The court further evaluated the implications of B-Panama's absence on the jurisdiction and the potential relief available to the parties. It concluded that joining B-Panama was not feasible since doing so would destroy the court's diversity jurisdiction, as both B-Panama and BA were entities associated with the same corporate family. However, the court emphasized that the necessity of B-Panama's involvement outweighed the jurisdictional concerns. The court reasoned that without B-Panama, any judgment rendered would lack the efficacy required to resolve the disputes fully and fairly, potentially exposing the parties to inconsistent judgments in separate proceedings. The court acknowledged that the plaintiff's existing judgment against B-Panama necessitated its presence to ensure that any new judgment would not contravene the previously established legal findings in the arbitration award.

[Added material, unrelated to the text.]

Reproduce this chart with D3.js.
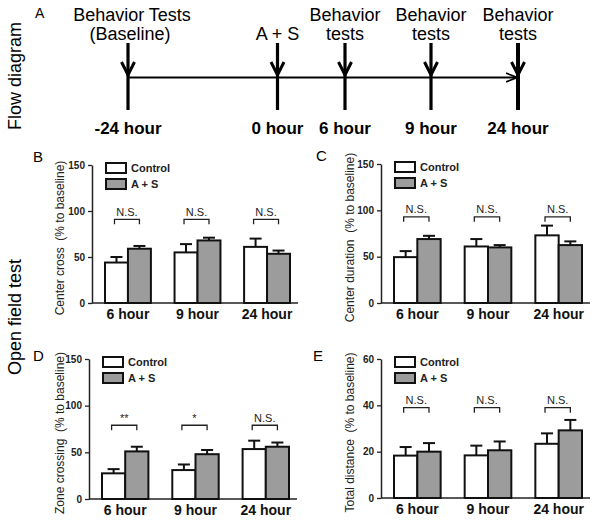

Thus, the court determined that the interests at stake were significant enough to warrant the dismissal of the case rather than allow it to proceed without B-Panama's participation, reinforcing the need for all indispensable parties to be present during litigation.

Conclusion on Dismissal

In conclusion, the U.S. District Court's recommendation to grant the motion to dismiss was based on a comprehensive analysis of the indispensable party doctrine as outlined in Federal Rule of Civil Procedure 19. The court underscored that B-Panama's absence would substantially impede its ability to protect its interests and would preclude the court from providing complete relief among the existing parties. The court's findings revealed that the plaintiff's claims did not meet the necessary legal standards to support an alter ego theory, thereby failing to justify B-Panama's exclusion from the action. Ultimately, the decision to recommend dismissal was rooted in the recognition that all parties with a significant stake in the outcome must be included in the suit to uphold the integrity of the judicial process and to avoid the risks associated with inconsistent judgments. Therefore, the court concluded that the action should be dismissed without prejudice due to the failure to join B-Panama, an indispensable party in the litigation.